Fuel cost sensitivity by MPG: a practical comparison
A small MPG change can noticeably shift trip cost. At a fuel price of $3.50/gallon, the cost per mile changes as follows:
| Vehicle efficiency | Fuel cost per mile at $3.50/gal | Cost for 100 miles |
|---|---|---|
| 20 MPG | $0.175 | $17.50 |
| 28 MPG | $0.125 | $12.50 |
| 35 MPG | $0.100 | $10.00 |
| 45 MPG | $0.078 | $7.78 |
That means route choice plus vehicle type can produce a large annual difference. For teams driving 20,000 miles per year, improving from 20 MPG to 35 MPG cuts fuel expense materially even before maintenance and depreciation savings are considered.
Common mistakes when calculating mileage between two addresses
- Using partial addresses: “Main Street” can geocode to the wrong city or neighborhood.
- Ignoring round-trip logic: Service jobs often require return travel; one-way underreports true mileage.
- Mixing route rules: Alternating fastest and shortest route without policy creates inconsistent records.
- Not updating fuel price: Old fuel assumptions distort cost projections quickly.
- Confusing distance with reimbursement: Company reimbursement policy may differ from actual fuel cost.
- No audit trail: If you cannot show inputs and date, mileage claims are harder to defend.
Best practices for business, field service, and freelancers
1) Define one clear mileage policy
Choose a standard such as “shortest practical driving route, round-trip when return required.” Publish it in your expense policy and apply it uniformly.
2) Separate route distance from reimbursement rate
Distance is a measurement. Reimbursement is a policy decision. You can calculate exact route miles and then apply your internal rate, IRS reference, or client contract rate.
3) Capture calculation context
Record origin, destination, date, route mode, and round-trip setting. If there is a detour due to weather or closure, note the reason.
4) Use recurring route templates
If your team repeats the same client visits weekly, store standard routes and refresh quarterly. This reduces manual error and speeds reporting.
5) Monitor variance over time
If mileage spikes month over month, investigate whether workload changed or route efficiency dropped. Data-driven route reviews often reveal easy savings.
How to interpret calculator output correctly
A high-quality mileage result should give you at least four outputs: route distance, estimated travel time, straight-line comparison, and cost estimate. Here is how to read them:
- Route distance: Primary value for travel planning and reimbursements.
- Estimated time: Helps with scheduling and service-level commitments.
- Straight-line distance: Useful as a sanity check; large gaps indicate network complexity.
- Fuel cost estimate: Budget signal, not exact final spend.
If the ratio of route distance to straight-line distance is very high, investigate barriers such as rivers, limited bridges, mountain roads, or one-way systems. This can improve delivery planning and ETA promises.
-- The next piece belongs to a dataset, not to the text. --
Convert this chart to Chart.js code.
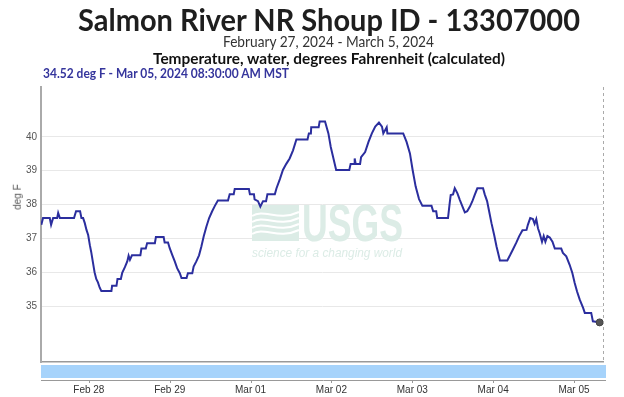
<!DOCTYPE html>
<html lang="en">
<head>
    <meta charset="UTF-8">
    <title>Salmon River NR Shoup ID - 13307000</title>
    <script src="https://cdn.jsdelivr.net/npm/chart.js"></script>
    <style>
        html, body { margin: 0; padding: 0; background: #fff; }
        #wrap { position: relative; width: 624px; height: 397px; overflow: hidden; }
        #wrap canvas { position: absolute; left: 0; top: 0; }
        .txt { position: absolute; white-space: nowrap; line-height: 1; transform-origin: left top; font-family: Lato, "Noto Sans", sans-serif; }
        #titulo { left: 78px; top: 4px; font-size: 31px; font-weight: bold; color: #1e1e1e; }
        #periodo { left: 223px; top: 34px; font-size: 15px; color: #333; }
        #parametro { left: 153px; top: 51px; font-size: 15px; font-weight: bold; color: #111; }
        #ultimo { left: 43px; top: 67px; font-size: 13px; font-weight: bold; color: #35359c; }
        #unidade { left: 18px; top: 197px; font-size: 10px; color: #555; font-family: "Liberation Sans", Arial, sans-serif; transform-origin: center center; }
    </style>
</head>
<body>
<div id="wrap">
    <canvas id="grafico" width="624" height="397"></canvas>
    <div class="txt" id="titulo">Salmon River NR Shoup ID - 13307000</div>
    <div class="txt" id="periodo">February 27, 2024 - March 5, 2024</div>
    <div class="txt" id="parametro">Temperature, water, degrees Fahrenheit (calculated)</div>
    <div class="txt" id="ultimo">34.52 deg F - Mar 05, 2024 08:30:00 AM MST</div>
    <div class="txt" id="unidade">deg F</div>
</div>
<script>
    // hours since Feb 27 2024 00:00 MST
    const horas = [
        9.9, 10.4, 12.4, 12.8, 13.4, 14.6, 14.9, 15.4, 19.6, 20.2,
        21.4, 21.8, 22.3, 22.8, 23.3, 23.8, 24.3, 24.7, 25.2, 25.7,
        26.2, 26.7, 27.2, 27.7, 30.7, 30.9, 32.2, 32.5, 33.5, 33.9,
        34.7, 35.4, 35.8, 36.2, 36.8, 39.3, 39.6, 40.9, 41.3, 43.6,
        43.9, 46.2, 46.5, 47.5, 48.0, 48.8, 49.5, 50.2, 51.0, 51.5,
        53.0, 53.4, 54.7, 55.1, 55.9, 56.7, 57.4, 58.1, 58.9, 59.7,
        60.6, 61.4, 62.3, 65.3, 65.8, 67.0, 67.3, 71.5, 71.8, 73.0,
        73.2, 74.2, 74.9, 75.7, 76.6, 77.0, 79.2, 79.7, 80.7, 81.6,
        82.6, 83.6, 84.6, 85.6, 88.9, 89.3, 89.9, 90.0, 92.2, 92.5,
        94.1, 95.1, 95.8, 96.6, 97.4, 101.3, 101.7, 102.7, 102.9, 103.2,
        104.5, 104.8, 106.0, 107.0, 108.0, 109.0, 110.1, 111.0, 111.4, 112.4,
        112.6, 117.3, 118.3, 119.3, 120.1, 121.0, 122.0, 123.0, 125.7, 126.2,
        127.1, 127.4, 130.6, 131.1, 131.4, 132.1, 132.6, 133.4, 134.1, 134.9,
        135.6, 136.3, 137.1, 137.8, 138.5, 139.3, 141.0, 141.5, 142.2, 142.8,
        143.5, 144.3, 145.0, 145.7, 146.0, 148.2, 149.0, 149.9, 150.9, 151.7,
        152.7, 153.9, 154.3, 155.0, 155.8, 156.3, 156.8, 157.3, 157.8, 158.5,
        159.0, 159.5, 160.1, 160.8, 161.6, 162.3, 164.2, 164.7, 165.7, 166.7,
        167.5, 168.2, 168.9, 169.7, 170.7, 171.2, 173.1, 173.6, 175.6
    ];
    const temperatura = [
        37.4, 37.6, 37.6, 37.4, 37.6, 37.6, 37.75, 37.6, 37.6, 37.8,
        37.8, 37.6, 37.6, 37.45, 37.25, 37.1, 36.8, 36.6, 36.3, 36.0,
        35.8, 35.7, 35.55, 35.45, 35.45, 35.6, 35.6, 35.8, 35.8, 35.98,
        36.15, 36.32, 36.49, 36.37, 36.5, 36.5, 36.7, 36.7, 36.86, 36.86,
        37.04, 37.04, 36.88, 36.88, 36.71, 36.5, 36.32, 36.12, 35.97, 35.83,
        35.83, 35.97, 35.97, 36.17, 36.32, 36.5, 36.76, 37.06, 37.35, 37.6,
        37.8, 37.96, 38.12, 38.12, 38.3, 38.3, 38.46, 38.46, 38.3, 38.3,
        38.15, 38.1, 37.94, 38.1, 38.1, 38.3, 38.3, 38.48, 38.75, 39.02,
        39.2, 39.36, 39.6, 39.92, 39.92, 40.1, 40.1, 40.28, 40.28, 40.45,
        40.45, 40.1, 39.7, 39.36, 39.02, 39.02, 39.2, 39.2, 39.36, 39.2,
        39.2, 39.4, 39.55, 39.85, 40.1, 40.3, 40.42, 40.3, 40.1, 40.28,
        40.1, 40.1, 39.85, 39.51, 39.02, 38.53, 38.16, 37.96, 37.96, 37.8,
        37.8, 37.6, 37.6, 38.04, 38.28, 38.3, 38.48, 38.33, 38.14, 37.94,
        37.77, 37.8, 37.94, 38.09, 38.28, 38.48, 38.48, 38.3, 38.1, 37.8,
        37.45, 37.1, 36.76, 36.47, 36.35, 36.35, 36.5, 36.68, 36.88, 37.06,
        37.24, 37.25, 37.4, 37.6, 37.57, 37.43, 37.57, 37.3, 37.15, 36.9,
        37.07, 36.9, 37.07, 37.03, 36.9, 36.7, 36.7, 36.57, 36.47, 36.22,
        35.98, 35.68, 35.43, 35.19, 34.95, 34.8, 34.8, 34.55, 34.52
    ];
    const diasHoras = [24, 48, 72, 96, 120, 144, 168];
    const diasRotulos = ['Feb 28', 'Feb 29', 'Mar 01', 'Mar 02', 'Mar 03', 'Mar 04', 'Mar 05'];
    const tempTicks = [35, 36, 37, 38, 39, 40];

    // fit header texts to the widths seen in the original
    function ajustar(id, largura) {
        const el = document.getElementById(id);
        const w = el.getBoundingClientRect().width;
        el.style.transform = 'scaleX(' + (largura / w) + ')';
    }
    ajustar('titulo', 502);
    ajustar('periodo', 211);
    ajustar('parametro', 352);
    ajustar('ultimo', 246);
    (function () {
        const el = document.getElementById('unidade');
        const r = el.getBoundingClientRect();
        el.style.left = (18 - r.width / 2) + 'px';
        el.style.top = (197 - r.height / 2) + 'px';
        el.style.transform = 'rotate(-90deg)';
    })();

    const marcaDagua = {
        id: 'marcaDagua',
        beforeDatasetsDraw(chart) {
            const ctx = chart.ctx;
            ctx.save();
            ctx.fillStyle = '#dcece6';
            ctx.fillRect(252, 205, 47, 36);
            ctx.strokeStyle = '#fff';
            ctx.lineWidth = 2;
            for (let i = 0; i < 4; i++) {
                const y = 216 + i * 6;
                ctx.beginPath();
                ctx.moveTo(252, y);
                ctx.bezierCurveTo(264, y - 8, 278, y + 6, 299, y - 4);
                ctx.stroke();
            }
            ctx.fillStyle = '#dcece6';
            ctx.font = 'bold 52px "Liberation Sans", Arial, sans-serif';
            ctx.textBaseline = 'alphabetic';
            let w = ctx.measureText('USGS').width;
            ctx.save();
            ctx.translate(302, 241);
            ctx.scale(101 / w, 1);
            ctx.fillText('USGS', 0, 0);
            ctx.restore();
            ctx.font = 'italic 12px "Liberation Sans", Arial, sans-serif';
            w = ctx.measureText('science for a changing world').width;
            ctx.save();
            ctx.translate(252, 257);
            ctx.scale(150 / w, 1);
            ctx.fillText('science for a changing world', 0, 0);
            ctx.restore();
            ctx.restore();
        }
    };

    const navegador = {
        id: 'navegador',
        afterDraw(chart) {
            const ctx = chart.ctx;
            const area = chart.chartArea;
            const x = chart.scales.x;
            ctx.save();
            // dashed line at the right end
            ctx.strokeStyle = '#aaa';
            ctx.lineWidth = 1;
            ctx.setLineDash([3, 3]);
            ctx.beginPath();
            ctx.moveTo(area.right + 0.5, area.top);
            ctx.lineTo(area.right + 0.5, area.bottom);
            ctx.stroke();
            ctx.setLineDash([]);
            // navigator band
            ctx.fillStyle = '#a6d3fb';
            ctx.fillRect(area.left, area.bottom + 3, area.right + 3 - area.left, 13);
            ctx.strokeStyle = '#999';
            ctx.beginPath();
            ctx.moveTo(area.left, area.bottom + 18.5);
            ctx.lineTo(area.right + 3, area.bottom + 18.5);
            diasHoras.forEach(h => {
                const px = Math.round(x.getPixelForValue(h)) + 0.5;
                ctx.moveTo(px, area.bottom + 18);
                ctx.lineTo(px, area.bottom + 21);
            });
            ctx.stroke();
            ctx.restore();
        }
    };

    const ctx = document.getElementById('grafico').getContext('2d');
    new Chart(ctx, {
        type: 'line',
        data: {
            datasets: [{
                label: 'Temperature',
                data: horas.map((h, i) => ({ x: h, y: temperatura[i] })),
                borderColor: '#2b2e9e',
                borderWidth: 2,
                tension: 0,
                pointRadius: c => c.dataIndex === horas.length - 1 ? 3.5 : 0,
                pointBackgroundColor: '#555',
                pointBorderColor: '#444',
                pointBorderWidth: 1
            }]
        },
        options: {
            responsive: false,
            animation: false,
            layout: { padding: { top: 87, right: 21, bottom: 0, left: 0 } },
            plugins: { legend: { display: false }, tooltip: { enabled: false } },
            scales: {
                x: {
                    type: 'linear',
                    min: 9.8,
                    max: 176.6,
                    afterFit: s => { s.height = 35; },
                    afterBuildTicks: s => { s.ticks = diasHoras.map(v => ({ value: v })); },
                    grid: { display: false, drawTicks: false },
                    border: { display: true, color: '#999', width: 1.5 },
                    ticks: {
                        padding: 22,
                        color: '#333',
                        font: { family: '"Liberation Sans", Arial, sans-serif', size: 10 },
                        maxRotation: 0,
                        callback: v => diasRotulos[diasHoras.indexOf(v)]
                    }
                },
                y: {
                    min: 33.35,
                    max: 41.47,
                    afterFit: s => { s.width = 41; },
                    afterBuildTicks: s => { s.ticks = tempTicks.map(v => ({ value: v })); },
                    grid: { color: '#e8e8e8', drawTicks: false },
                    border: { display: true, color: '#aaa', width: 2 },
                    ticks: {
                        padding: 4,
                        color: '#555',
                        font: { family: '"Liberation Sans", Arial, sans-serif', size: 10 }
                    }
                }
            }
        },
        plugins: [marcaDagua, navegador]
    });
</script>
</body>
</html>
When to use mileage calculators for compliance and documentation
Mileage logs are frequently needed for tax records, grant-funded programs, insurance, and contract invoicing. In these scenarios, consistency is as important as precision. Use one calculator process, save outputs, and include route assumptions. For audits, clarity beats complexity.
Authoritative resources for mileage rates and transportation data
- IRS standard mileage rates (.gov)
- Federal Highway Administration statistics (.gov)
- U.S. EPA greenhouse gas emissions by source (.gov)
Final takeaway
To calculate mileage between two addresses correctly, use complete addresses, apply a consistent route rule, and distinguish between measurement and reimbursement policy. Add MPG and fuel price to convert distance into practical operating cost. If you standardize this workflow, your trip planning gets more reliable, your reports become audit-ready, and your transportation decisions become financially smarter.